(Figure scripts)
********

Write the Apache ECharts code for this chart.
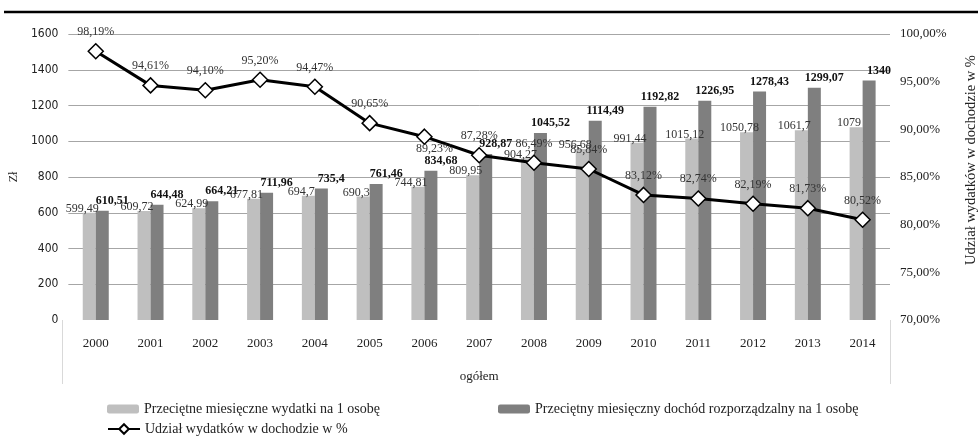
<!DOCTYPE html>
<html>
<head>
<meta charset="utf-8">
<script src="https://cdn.jsdelivr.net/npm/echarts@6/dist/echarts.min.js"></script>
<style>
  html, body { margin: 0; padding: 0; background: #fff; }
  #main { width: 978px; height: 443px; }
</style>
</head>
<body>
<div id="main"></div>
<script>
// data
const years = ['2000', '2001', '2002', '2003', '2004', '2005', '2006', '2007',
  '2008', '2009', '2010', '2011', '2012', '2013', '2014'];
const wydatki = [599.49, 609.72, 624.99, 677.81, 694.7, 690.3, 744.81, 809.95,
  904.27, 956.68, 991.44, 1015.12, 1050.78, 1061.7, 1079];
const dochod = [610.51, 644.48, 664.21, 711.96, 735.4, 761.46, 834.68, 928.87,
  1045.52, 1114.49, 1192.82, 1226.95, 1278.43, 1299.07, 1340];
const udzial = [98.19, 94.61, 94.10, 95.20, 94.47, 90.65, 89.23, 87.28,
  86.49, 85.84, 83.12, 82.74, 82.19, 81.73, 80.52];

const nameA = 'Przeciętne miesięczne wydatki na 1 osobę';
const nameB = 'Przeciętny miesięczny dochód rozporządzalny na 1 osobę';
const nameC = 'Udział wydatków w dochodzie w %';

const serif = '"Liberation Serif", "DejaVu Serif", serif';
const narrow = '"Liberation Sans Narrow", "DejaVu Sans Condensed", "Liberation Sans", sans-serif';
const pl = v => String(v).replace('.', ',');

const chart = echarts.init(document.getElementById('main'));

// per-point placement of the % labels (one sits under its marker in the original)
const lineData = udzial.map((v, i) => ({
  value: v,
  label: i === 6 ? { position: 'bottom', distance: 2, offset: [10, -4] } : {}
}));

const legendText = { fontFamily: serif, fontSize: 14, color: '#222' };

chart.setOption({
  animation: false,
  backgroundColor: '#fff',
  grid: { left: 62, right: 88, top: 34, bottom: 123 },
  legend: [
    { data: [nameA], left: 107, top: 402, padding: 0, itemWidth: 32, itemHeight: 9, itemGap: 2, textStyle: legendText },
    { data: [nameB], left: 498, top: 402, padding: 0, itemWidth: 32, itemHeight: 9, itemGap: 2, textStyle: legendText },
    { data: [nameC], left: 107, top: 422, padding: 0, itemWidth: 32, itemHeight: 12, itemGap: 2, textStyle: legendText }
  ],
  xAxis: {
    type: 'category',
    data: years,
    name: 'ogółem',
    nameLocation: 'middle',
    nameGap: 50,
    nameTextStyle: { fontFamily: serif, fontSize: 13, color: '#222' },
    axisLine: { show: false },
    axisTick: { show: false },
    axisLabel: { fontFamily: serif, fontSize: 13, color: '#222', margin: 17 }
  },
  yAxis: [
    {
      type: 'value', min: 0, max: 1600, interval: 200,
      name: 'Zł', nameLocation: 'middle', nameGap: 40, nameRotate: 90,
      nameTextStyle: { fontFamily: serif, fontSize: 12, color: '#222' },
      axisLine: { show: false }, axisTick: { show: false },
      axisLabel: { fontFamily: narrow, fontSize: 12, color: '#222', margin: 10, formatter: v => String(v) },
      splitLine: {
        lineStyle: {
          color: ['rgba(0,0,0,0)', '#a6a6a6', '#a6a6a6', '#a6a6a6', '#a6a6a6',
            '#a6a6a6', '#a6a6a6', '#a6a6a6', '#a6a6a6'],
          width: 1
        }
      }
    },
    {
      type: 'value', min: 70, max: 100, interval: 5, position: 'right',
      axisLine: { show: false }, axisTick: { show: false }, splitLine: { show: false },
      axisLabel: {
        fontFamily: serif, fontSize: 13, color: '#222', margin: 10,
        formatter: v => v.toFixed(2).replace('.', ',') + '%'
      }
    }
  ],
  graphic: [
    { type: 'line', shape: { x1: 4, y1: 12, x2: 978, y2: 12 }, style: { stroke: '#000', lineWidth: 2.5 } },
    { type: 'line', shape: { x1: 62.5, y1: 320, x2: 62.5, y2: 384 }, style: { stroke: '#d9d9d9', lineWidth: 1 } },
    { type: 'line', shape: { x1: 890.5, y1: 320, x2: 890.5, y2: 384 }, style: { stroke: '#d9d9d9', lineWidth: 1 } },
    {
      type: 'text', x: 971, y: 160, rotation: Math.PI / 2,
      style: { text: nameC, fontFamily: serif, fontSize: 14.5, fill: '#222', align: 'center', verticalAlign: 'middle' }
    }
  ],
  series: [
    {
      name: nameA, type: 'bar', data: wydatki, barWidth: 13, barGap: '0%',
      itemStyle: { color: '#bfbfbf' },
      label: {
        show: true, position: 'top', distance: 0, offset: [-7, 2],
        fontFamily: serif, fontSize: 12, color: '#333',
        formatter: p => pl(p.value)
      }
    },
    {
      name: nameB, type: 'bar', data: dochod, barWidth: 13, barGap: '0%',
      itemStyle: { color: '#7f7f7f' },
      label: {
        show: true, position: 'top', distance: 4, offset: [10, 0],
        fontFamily: serif, fontSize: 12, fontWeight: 'bold', color: '#111',
        formatter: p => pl(p.value)
      }
    },
    {
      name: nameC, type: 'line', yAxisIndex: 1, data: lineData,
      symbol: 'diamond', symbolSize: 15,
      lineStyle: { color: '#000', width: 3 },
      itemStyle: { color: '#fff', borderColor: '#000', borderWidth: 1.5 },
      label: {
        show: true, position: 'top', distance: 5,
        fontFamily: serif, fontSize: 12, color: '#333',
        formatter: p => p.value.toFixed(2).replace('.', ',') + '%'
      },
      z: 5
    }
  ]
});
</script>
</body>
</html>
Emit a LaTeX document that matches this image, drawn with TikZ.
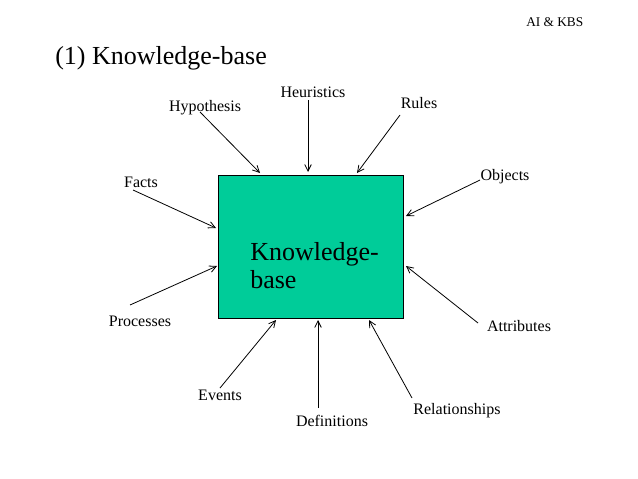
\documentclass[tikz,border=0pt]{standalone}
\usepackage{fontspec}
\setmainfont{Liberation Serif}
\usetikzlibrary{arrows.meta}
\begin{document}
\begin{tikzpicture}[x=0.75pt,y=-0.75pt,
  lbl/.style={font=\fontsize{12}{14}\selectfont,inner sep=1pt},
  con/.style={-{Straight Barb[length=5pt,width=5pt]},line width=0.6pt}]
\useasboundingbox (0,0) rectangle (638,478);
\definecolor{kb}{HTML}{00CC99}
\node[font=\fontsize{10}{12}\selectfont,anchor=east] (ai) at (588,22) {AI \& KBS};
\node[font=\fontsize{19.5}{22}\selectfont,anchor=west,inner sep=0] (title) at (55,58) {(1) Knowledge-base};
\node[draw,fill=kb,minimum width=138.75pt,minimum height=107.25pt,anchor=north west,line width=0.6pt] (kbox) at (218,175) {};
\node[font=\fontsize{19.5}{21}\selectfont,anchor=west,align=left,inner sep=0] (kbt) at (250,266) {Knowledge-\\base};
\node[lbl] (hyp) at (205,108) {Hypothesis};
\node[lbl] (heu) at (313,92) {Heuristics};
\node[lbl] (rul) at (419,103) {Rules};
\node[lbl] (fac) at (141,182) {Facts};
\node[lbl] (obj) at (505,177) {Objects};
\node[lbl] (pro) at (140,321) {Processes};
\node[lbl] (att) at (519,326) {Attributes};
\node[lbl] (evt) at (220,395) {Events};
\node[lbl] (def) at (332,421) {Definitions};
\node[lbl] (rel) at (457,411) {Relationships};
\foreach \n/\a/\b in {h1/{200,112}/{260,173}, h2/{308,100}/{308,172}, h3/{400,115}/{357,173},
  f1/{133,190}/{216,228}, o1/{480,180}/{406,216}, p1/{130,305}/{217,266}, a1/{478,323}/{406,266},
  e1/{220,388}/{276,320}, d1/{318,408}/{318,320}, r1/{412,398}/{369,320}}{
  \coordinate (\n s) at (\a); \coordinate (\n e) at (\b);
  \draw[con] (\n s) -- (\n e);}
\end{tikzpicture}
\end{document}
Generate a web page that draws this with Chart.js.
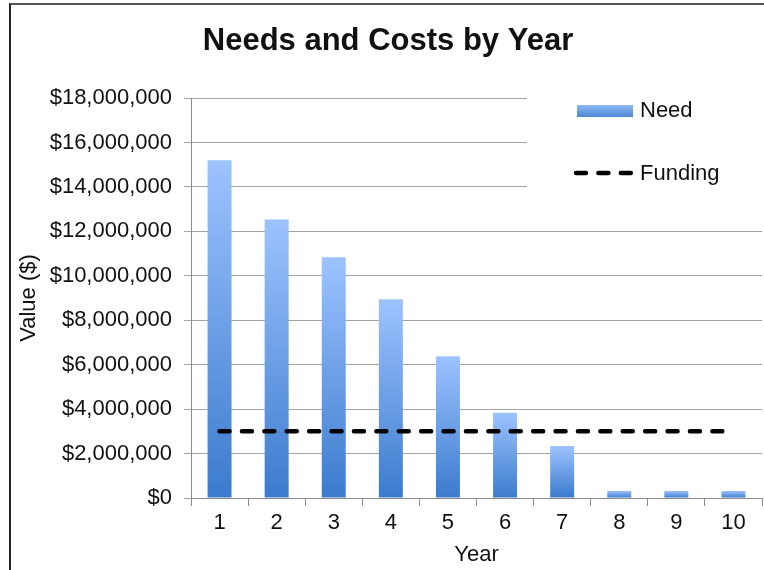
<!DOCTYPE html>
<html>
<head>
<meta charset="utf-8">
<title>Needs and Costs by Year</title>
<script src="https://cdn.jsdelivr.net/npm/chart.js@4.4.1/dist/chart.umd.min.js"></script>
<style>
  html, body { margin: 0; padding: 0; background: #fff; }
  #wrap { position: relative; width: 764px; height: 570px; overflow: hidden; }
  #frame {
    position: absolute; left: 9px; top: 3px; width: 800px; height: 600px;
    border-left: 2px solid #222; border-top: 2px solid #555;
  }
  #c { position: absolute; left: 0; top: 0; }
</style>
</head>
<body>
<div id="wrap">
  <div id="frame"></div>
  <canvas id="c" width="764" height="570"></canvas>
</div>
<script>
// === DATA ===
const years = ["1", "2", "3", "4", "5", "6", "7", "8", "9", "10"];
const needValues = [15200000, 12530000, 10830000, 8940000, 6380000, 3840000, 2340000, 315000, 315000, 315000];
const fundingValues = [3000000, 3000000, 3000000, 3000000, 3000000, 3000000, 3000000, 3000000, 3000000, 3000000];
const yTickValues = [0, 2000000, 4000000, 6000000, 8000000, 10000000, 12000000, 14000000, 16000000, 18000000];

const FONT = "'Liberation Sans', Arial, sans-serif";
const TEXT = "#111";

// bar gradient, light on top, dark at the base (per bar)
function needGradient(c) {
  const chart = c.chart;
  const area = chart.chartArea;
  if (!area || c.type !== "data") return "#6a9fe6";
  const y = chart.scales.y;
  const top = y.getPixelForValue(c.raw);
  const base = y.getPixelForValue(0);
  const g = chart.ctx.createLinearGradient(0, top, 0, base);
  g.addColorStop(0, "#9dc3ff");
  g.addColorStop(1, "#3b7bcd");
  return g;
}

// === LEGEND (boxed, top right, over the grid) ===
const legendBox = {
  id: "legendBox",
  beforeDatasetsDraw(chart) {
    const ctx = chart.ctx;
    const ds = chart.data.datasets;
    ctx.save();
    ctx.fillStyle = "#fff";
    ctx.fillRect(527, 88, 237, 114);

    // Need swatch
    const g = ctx.createLinearGradient(0, 105, 0, 117);
    g.addColorStop(0, "#8fbaf4");
    g.addColorStop(1, "#4a86d4");
    ctx.fillStyle = g;
    ctx.fillRect(577, 105, 56, 12);

    // Funding swatch
    ctx.strokeStyle = ds[1].borderColor;
    ctx.lineWidth = ds[1].borderWidth;
    ctx.lineCap = "round";
    ctx.setLineDash(ds[1].borderDash);
    ctx.beginPath();
    ctx.moveTo(576, 173);
    ctx.lineTo(634, 173);
    ctx.stroke();
    ctx.setLineDash([]);

    ctx.fillStyle = TEXT;
    ctx.font = "22px " + FONT;
    ctx.textBaseline = "middle";
    ctx.textAlign = "left";
    ctx.fillText(ds[0].label, 640, 111);
    ctx.fillText(ds[1].label, 640, 174);
    ctx.restore();
  }
};

new Chart(document.getElementById("c"), {
  type: "bar",
  data: {
    labels: years,
    datasets: [
      {
        label: "Need",
        data: needValues,
        backgroundColor: needGradient,
        borderWidth: 0,
        categoryPercentage: 1,
        barPercentage: 0.42,
        order: 2
      },
      {
        label: "Funding",
        type: "line",
        data: fundingValues,
        borderColor: "#000",
        borderWidth: 4.5,
        borderDash: [10, 12.4],
        borderCapStyle: "round",
        pointRadius: 0,
        fill: false,
        order: 1
      }
    ]
  },
  options: {
    responsive: false,
    animation: false,
    events: [],
    layout: { padding: { left: 14, right: 2, top: 0, bottom: 0 } },
    plugins: {
      legend: { display: false },
      tooltip: { enabled: false },
      title: {
        display: true,
        text: "Needs and Costs by Year",
        color: TEXT,
        font: { family: FONT, size: 31, weight: "bold", lineHeight: 1.2 },
        padding: { top: 23, bottom: 37.8 }
      }
    },
    scales: {
      x: {
        grid: { display: true, drawOnChartArea: false, drawTicks: true, tickLength: 8, color: "#8c8c8c", offset: true },
        border: { color: "#8c8c8c", width: 1 },
        ticks: { color: TEXT, font: { family: FONT, size: 22 }, padding: 4, maxRotation: 0 },
        title: { display: true, text: "Year", color: TEXT, font: { family: FONT, size: 22 }, padding: { top: 0, bottom: 2 } },
        afterFit(scale) { scale.height = 72; }
      },
      y: {
        min: 0,
        max: 18000000,
        afterBuildTicks(scale) { scale.ticks = yTickValues.map(v => ({ value: v })); },
        grid: { color: "#a3a3a3", lineWidth: 1, drawTicks: true, tickLength: 7 },
        border: { color: "#8c8c8c", width: 1 },
        ticks: {
          color: TEXT,
          font: { family: FONT, size: 22 },
          padding: 12,
          callback: v => "$" + Number(v).toLocaleString("en-US")
        },
        title: { display: true, text: "Value ($)", color: TEXT, font: { family: FONT, size: 22 }, padding: { top: 2, bottom: 0 } },
        afterFit(scale) { scale.width = 177; }
      }
    }
  },
  plugins: [legendBox]
});
</script>
</body>
</html>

********

• Task instructions
Repeat, word for word and with no pictures, only the lines running from the beginning of the data to the line that contains "86.49, 85.84, 83.12, 82.74, 82.19, 81.73, 80.52];".

• Final answer
Write the Apache ECharts code for this chart.
<!DOCTYPE html>
<html>
<head>
<meta charset="utf-8">
<script src="https://cdn.jsdelivr.net/npm/echarts@6/dist/echarts.min.js"></script>
<style>
  html, body { margin: 0; padding: 0; background: #fff; }
  #main { width: 978px; height: 443px; }
</style>
</head>
<body>
<div id="main"></div>
<script>
// data
const years = ['2000', '2001', '2002', '2003', '2004', '2005', '2006', '2007',
  '2008', '2009', '2010', '2011', '2012', '2013', '2014'];
const wydatki = [599.49, 609.72, 624.99, 677.81, 694.7, 690.3, 744.81, 809.95,
  904.27, 956.68, 991.44, 1015.12, 1050.78, 1061.7, 1079];
const dochod = [610.51, 644.48, 664.21, 711.96, 735.4, 761.46, 834.68, 928.87,
  1045.52, 1114.49, 1192.82, 1226.95, 1278.43, 1299.07, 1340];
const udzial = [98.19, 94.61, 94.10, 95.20, 94.47, 90.65, 89.23, 87.28,
  86.49, 85.84, 83.12, 82.74, 82.19, 81.73, 80.52];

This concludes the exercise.